Już od 1 stycznia 2022 roku ma wejść w życie tzw. Nowy Ład. To zestaw nowych ustaw, które mają (w teorii) ułatwić wszystkim życie: rozliczać prostsze podatki, płacić sprawiedliwiej daniny oraz wspomagać przedsiębiorczość. Pojawia się tam jednak jeszcze punkt o tzw. nabyciu sprawdzającym, które ma stać się standardową i prawną formą kontroli podatników. Na czym ma polegać? Urzędnik, bez wylegitymowania się, ma dokonać zakupu towaru lub usługi i sprawdzić, czy wszystkie procedury są zachowane. Jeśli tak – ma obowiązek się przedstawić i poprosić o zwrot (o ile to możliwe) towaru. W razie jakichkolwiek uchybień, urzędnik ma prawo do wystawienia mandatu na miejscu. A te mogą być dotkliwe: nawet ponad 14 tys. złotych. Jeśli dany towar kosztował ponad 10 tys. złotych, urzędnik dodatkowo może zająć przedmioty przedsiębiorcy na 96 godzin.

Co będzie sprawdzane?

Mówi się o sprawdzaniu ewidencjonowania na kasach fiskalnych. Jeśli więc w Twojej firmie wszystko jest zawsze nabijane na to urządzenie, nie ma powodów do zmartwień. Ale czy aby na pewno? Możliwych uchybień do popełnienia jest całkiem sporo, a należą do nich:

  • korzystanie z kasy fiskalnej online w wybranych branżach,
  • wydawanie paragonu nie później niż w momencie zapłaty,
  • prawidłowe opisanie towaru i zastosowanie stawki VAT.

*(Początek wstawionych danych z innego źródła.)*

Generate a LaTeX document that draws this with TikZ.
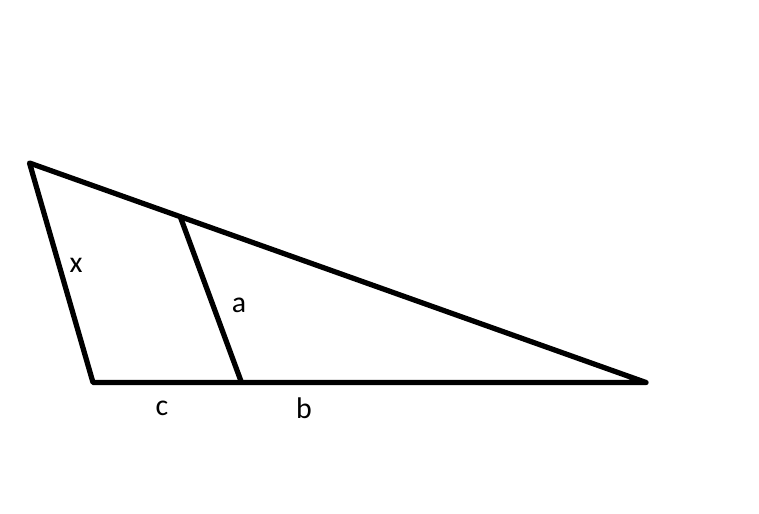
\documentclass[tikz,border=0pt]{standalone}
\usepackage{fontspec}
\setmainfont{Carlito}

\tikzset{
    side/.style = {line width=0.105cm, line join=round},
    lbl/.style  = {font=\fontsize{17}{20}\selectfont, inner sep=0pt}
}

\begin{document}
\begin{tikzpicture}[x=0.02cm, y=-0.02cm]
            \useasboundingbox (0,0) rectangle (759,513);
            \coordinate (top) at (29.5,163);
            \coordinate (left) at (93,382.5);
            \coordinate (right) at (646,382.5);
            \coordinate (mtop) at (180,216);
            \coordinate (mbot) at (241.5,382.5);
            \draw[side] (top) -- (left) -- (right) -- cycle;
            \draw[side] (mtop) -- (mbot);
            \node[lbl] (x) at (76,265) {x};
            \node[lbl] (a) at (239,305) {a};
            \node[lbl] (c) at (162,408) {c};
            \node[lbl] (b) at (304,408) {b};
        \end{tikzpicture}
\end{document}
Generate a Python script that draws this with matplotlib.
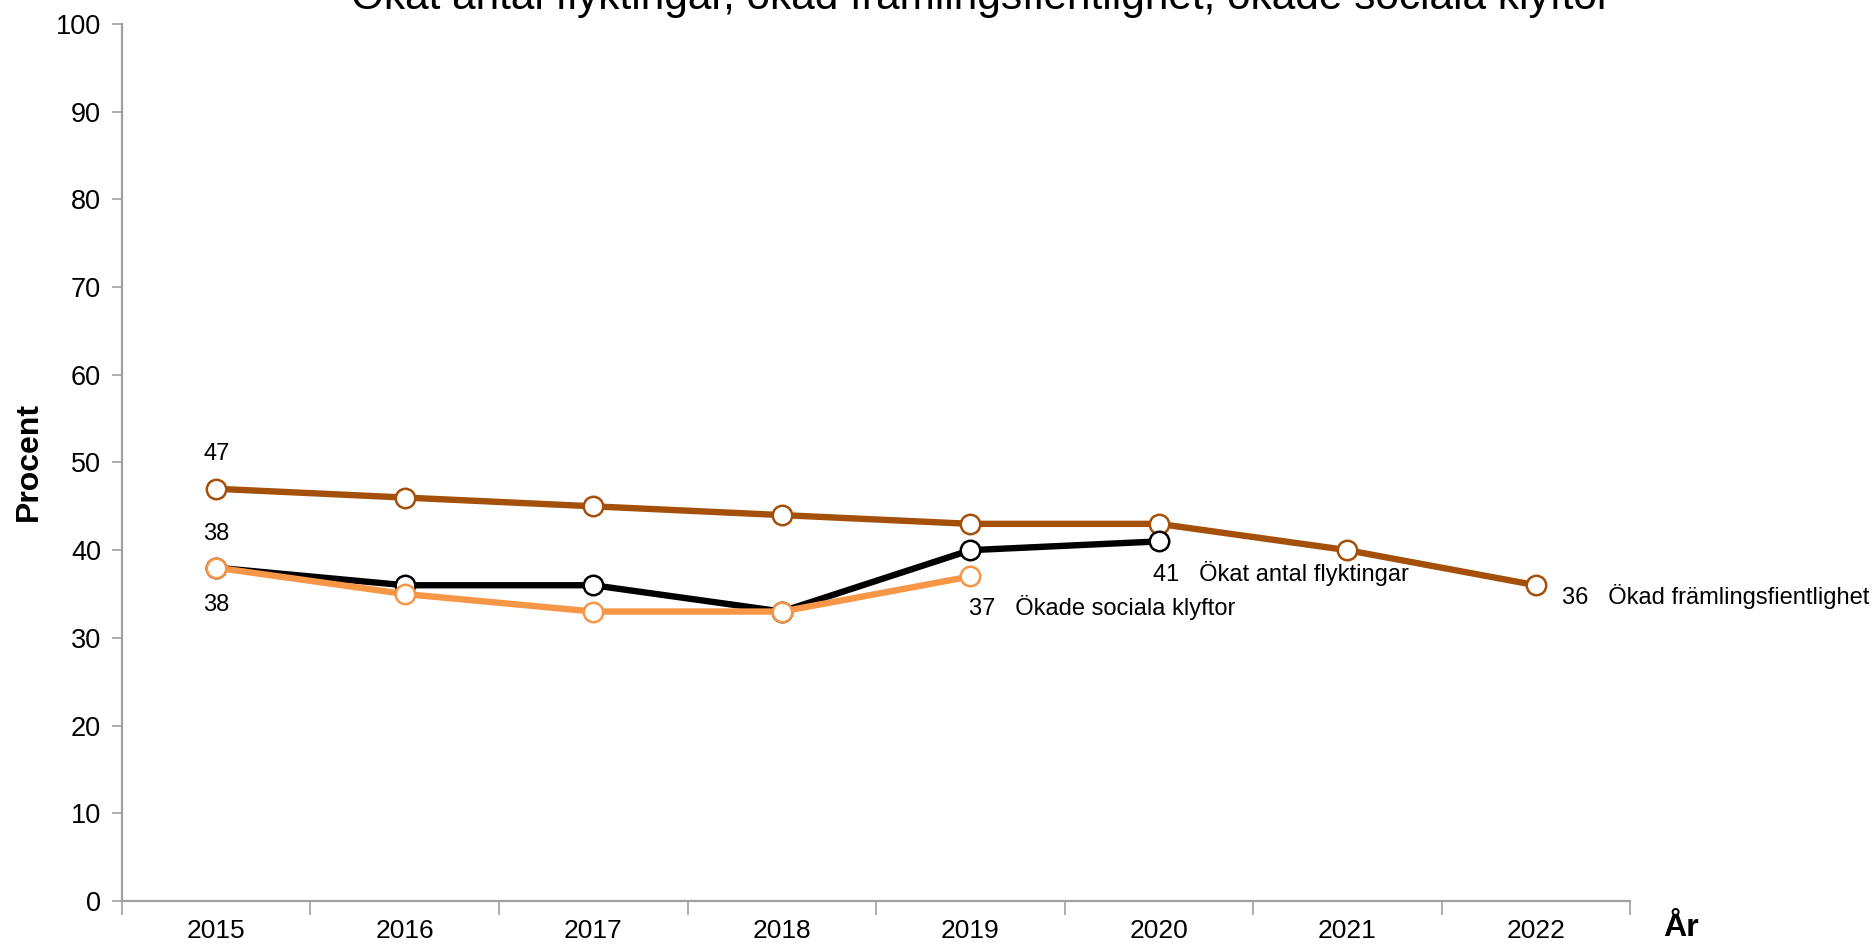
import matplotlib
matplotlib.use("Agg")
import matplotlib.pyplot as plt

plt.rcParams['font.family'] = ['Liberation Sans', 'DejaVu Sans']

# Data
years = ['2015', '2016', '2017', '2018', '2019', '2020', '2021', '2022']
framling = [47, 46, 45, 44, 43, 43, 40, 36]
flykt = [38, 36, 36, 33, 40, 41]
klyftor = [38, 35, 33, 33, 37]

c_framling = '#A5500A'
c_flykt = '#000000'
c_klyftor = '#F79646'
grey = '#A0A0A0'

fig = plt.figure(figsize=(18.76, 9.44), dpi=100)
ax = fig.add_axes([0.065, 0.0456, 0.804, 0.929])

x_all = list(range(len(years)))

def draw(vals, color, z):
    ax.plot(x_all[:len(vals)], vals, color=color, lw=4.6, marker='o', ms=14,
            mfc='white', mec=color, mew=1.8, zorder=z, clip_on=False)

draw(framling, c_framling, 3)
draw(flykt, c_flykt, 4)
draw(klyftor, c_klyftor, 5)

fs = 17
# Start labels
ax.annotate(str(framling[0]), (0, framling[0]), xytext=(0, 35), textcoords='offset pixels',
            ha='center', va='center', fontsize=fs)
ax.annotate(str(flykt[0]), (0, flykt[0]), xytext=(0, 34), textcoords='offset pixels',
            ha='center', va='center', fontsize=fs)
ax.annotate(str(klyftor[0]), (0, klyftor[0]), xytext=(0, -37), textcoords='offset pixels',
            ha='center', va='center', fontsize=fs)
# End labels
ax.annotate(f"{flykt[-1]}   Ökat antal flyktingar", (len(flykt) - 1, flykt[-1]),
            xytext=(-6, -32), textcoords='offset pixels', ha='left', va='center', fontsize=fs)
ax.annotate(f"{klyftor[-1]}   Ökade sociala klyftor", (len(klyftor) - 1, klyftor[-1]),
            xytext=(-1, -31), textcoords='offset pixels', ha='left', va='center', fontsize=fs)
ax.annotate(f"{framling[-1]}   Ökad främlingsfientlighet", (len(framling) - 1, framling[-1]),
            xytext=(26, -11), textcoords='offset pixels', ha='left', va='center', fontsize=fs,
            annotation_clip=False)

ax.set_xlim(-0.5, len(years) - 0.5)
ax.set_ylim(0, 100)
ax.set_yticks(range(0, 101, 10))
ax.set_xticks(x_all)
ax.set_xticklabels(years)
ax.set_xticks([i - 0.5 for i in range(len(years) + 1)], minor=True)
ax.tick_params(axis='x', which='major', length=0, pad=13, labelsize=19)
ax.tick_params(axis='x', which='minor', length=10, width=1.2, color=grey)
ax.tick_params(axis='y', length=7, width=1.2, color=grey, labelsize=19.5, pad=8)

for s in ['top', 'right']:
    ax.spines[s].set_visible(False)
for s in ['left', 'bottom']:
    ax.spines[s].set_color(grey)
    ax.spines[s].set_linewidth(1.6)

fig.text(0.0153, 0.511, 'Procent', fontsize=23, fontweight='bold', rotation=90,
         ha='center', va='center')
fig.text(0.896, 0.017, 'År', fontsize=23, fontweight='bold', ha='center', va='center')
fig.text(0.523, 0.9905, 'Ökat antal flyktingar, ökad främlingsfientlighet, ökade sociala klyftor',
         fontsize=30.5, ha='center', va='baseline')

fig.savefig('out.png', dpi=100)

W szczególności wydawanie paragonów może zacząć spędzać sen z oczu przedsiębiorcom. Bo tak szczerze – jaka jest kolejność czynności fiskalnych w Twojej placówce? Czy przypadkiem najpierw nie bierze się zapłaty, a potem wystawia paragon? A co w przypadku „ucieczki” klienta przed wręczeniem paragonu? Jest to dość nagminne zachowanie, szczególnie u kupujących drobne przedmioty codziennego zastosowania. Czy wtedy można spodziewać się mandatu? Tego niestety nie wiadomo.

nabycie sprawdzające

Nowy Ład już wkrótce wprowadzi całą masę zmian, niestety nie wszystkie są pozytywne. Choć oczywiście nie popieramy obchodzenia transakcji poprzez niestosowanie kasy fiskalnej, to jednak zdarzają się sytuacje wyjątkowe, często nie z winy podatnika, które uniemożliwiają dopełnienie obowiązku względem państwa. Przewinienia te bywają mało znaczące. Nikt nie wie, czego się będzie można spodziewać. Z pewnością jednak planowany jest wzrost przychodów do budżetu państwa z tytułu mandatów.